Go through the listing and pick out each line with the word "React" in it.

* [Given information]
+--

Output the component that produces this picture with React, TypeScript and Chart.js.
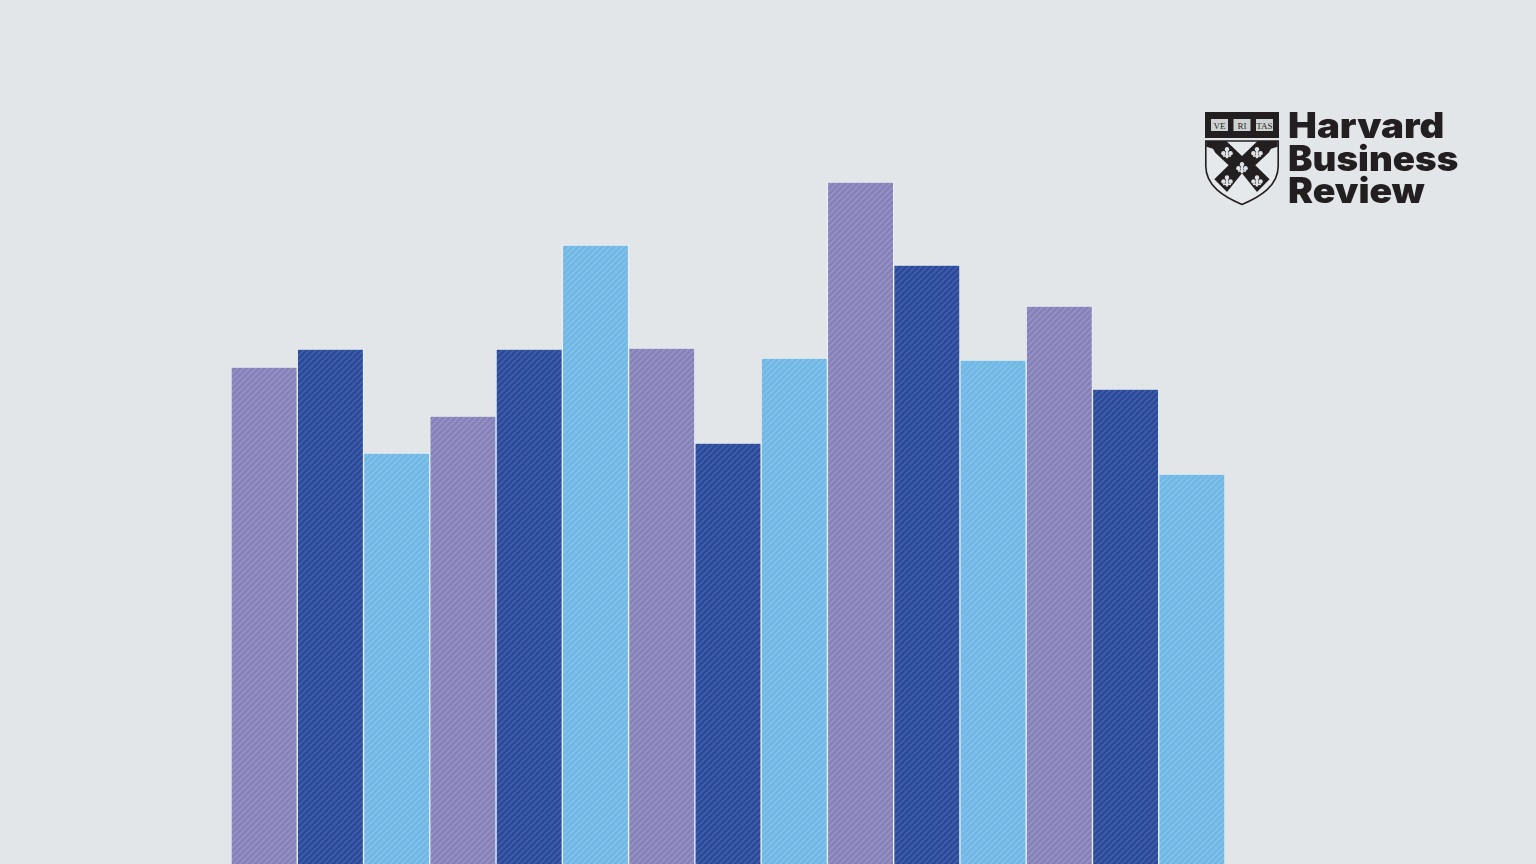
import React, { useEffect, useRef } from "react";
import { Chart, registerables } from "chart.js";

Chart.register(...registerables);

const categories = ["1","2","3","4","5","6","7","8","9","10","11","12","13","14","15"];
const values = [497, 515, 411, 448, 515, 619, 516, 421, 506, 682, 599, 504, 558, 475, 390];
const seriesKinds = [0,1,2,0,1,2,0,1,2,0,1,2,0,1,2];
const baseColors = ["#8480b7", "#2a4896", "#6fb6e5"];
const stripeColors = ["#9490c3", "#3d5dab", "#80c1ea"];
const logoLines = ["Harvard", "Business", "Review"];
const logoStretch = [1.1, 1.05, 1.07];
const mottoParts = ["VE", "RI", "TAS"];

function stripePattern(ctx: CanvasRenderingContext2D, base: string, stripe: string) {
  const size = 6;
  const tile = document.createElement("canvas");
  tile.width = size;
  tile.height = size;
  const t = tile.getContext("2d")!;
  t.fillStyle = base;
  t.fillRect(0, 0, size, size);
  t.strokeStyle = stripe;
  t.lineWidth = 2;
  for (let k = -size; k <= size * 2; k += size) {
    t.beginPath();
    t.moveTo(k - 1, size + 1);
    t.lineTo(k + size + 1, -1);
    t.stroke();
  }
  return ctx.createPattern(tile, "repeat")!;
}

function Shield() {
  const fleurs = [[22, 12.7], [52, 12.7], [37, 27.7], [22, 41], [52, 41]];
  return (
    <svg width={76} height={96} viewBox="0 0 76 96" style={{ position: "absolute", left: 1204, top: 111 }}>
      <rect x={1} y={1} width={74} height={26} fill="#231f20" />
      {mottoParts.map((p, i) => (
        <g key={p}>
          <rect x={7 + i * 22.5} y={8} width={17} height={12} fill="#cfd2d3" />
          <text x={15.5 + i * 22.5} y={17.5} textAnchor="middle" fontFamily="Liberation Serif" fontSize={9} fill="#231f20">{p}</text>
        </g>
      ))}
      <g transform="translate(1,29)">
        <path d="M0.8 1 H73.2 V26 C73.2 46 55 57 37 64.5 C19 57 0.8 46 0.8 26 Z" fill="#e6e9eb" stroke="#231f20" strokeWidth={1.6} />
        <polygon
          points="1.3,1 21.3,1 37,16 52.6,1 72.6,1 72.6,6.7 66,8.7 63.6,12.7 50.3,25.3 64.6,39.3 52,52 37,33.3 22,52 9.3,39.3 23.6,25.3 10.3,12.7 8,8.7 1.3,6.7"
          fill="#231f20"
        />
        {fleurs.map(([x, y]) => (
          <g key={`${x}-${y}`} fill="#dfe2e4">
            <circle cx={x} cy={y - 3.5} r={2.2} />
            <circle cx={x - 3.6} cy={y + 0.5} r={2.2} />
            <circle cx={x + 3.6} cy={y + 0.5} r={2.2} />
            <rect x={x - 1.2} y={y - 2} width={2.4} height={7.5} />
            <rect x={x - 4} y={y + 2.5} width={8} height={1.6} />
          </g>
        ))}
      </g>
    </svg>
  );
}

export default function App() {
  const ref = useRef<HTMLCanvasElement>(null);

  useEffect(() => {
    document.body.style.margin = "0";
    document.body.style.overflow = "hidden";
    const ctx = ref.current!.getContext("2d")!;
    const patterns = baseColors.map((b, i) => stripePattern(ctx, b, stripeColors[i]));
    const chart = new Chart(ref.current!, {
      type: "bar",
      data: {
        labels: categories,
        datasets: [
          {
            data: values,
            backgroundColor: seriesKinds.map((k) => patterns[k]),
            borderColor: "rgba(236,243,248,0.75)",
            borderWidth: 1,
            barPercentage: 1,
            categoryPercentage: 1,
          },
        ],
      },
      options: {
        animation: false,
        responsive: false,
        layout: { padding: { left: 231, right: 311, top: 0, bottom: 0 } },
        plugins: { legend: { display: false }, tooltip: { enabled: false }, title: { display: false } },
        scales: {
          x: { display: false },
          y: { display: false, min: 0, max: 864 },
        },
      },
    });
    return () => chart.destroy();
  }, []);

  return (
    <div style={{ position: "relative", width: 1536, height: 864, background: "#e2e6e9", overflow: "hidden" }}>
      <canvas ref={ref} width={1536} height={864} style={{ position: "absolute", left: 0, top: 0, display: "block" }} />
      <Shield />
      {logoLines.map((line, i) => (
        <div
          key={line}
          style={{
            position: "absolute",
            left: 1288,
            top: 104 + i * 32.5,
            fontFamily: "Inter",
            fontWeight: 900,
            fontSize: 35,
            lineHeight: "42px",
            color: "#231f20",
            whiteSpace: "nowrap",
            transformOrigin: "left center",
            transform: `scaleX(${logoStretch[i]})`,
          }}
        >
          {line}
        </div>
      ))}
    </div>
  );
}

+--

* [Exercise output]
Output the component that produces this picture with React, TypeScript and Chart.js.
import React, { useEffect, useRef } from "react";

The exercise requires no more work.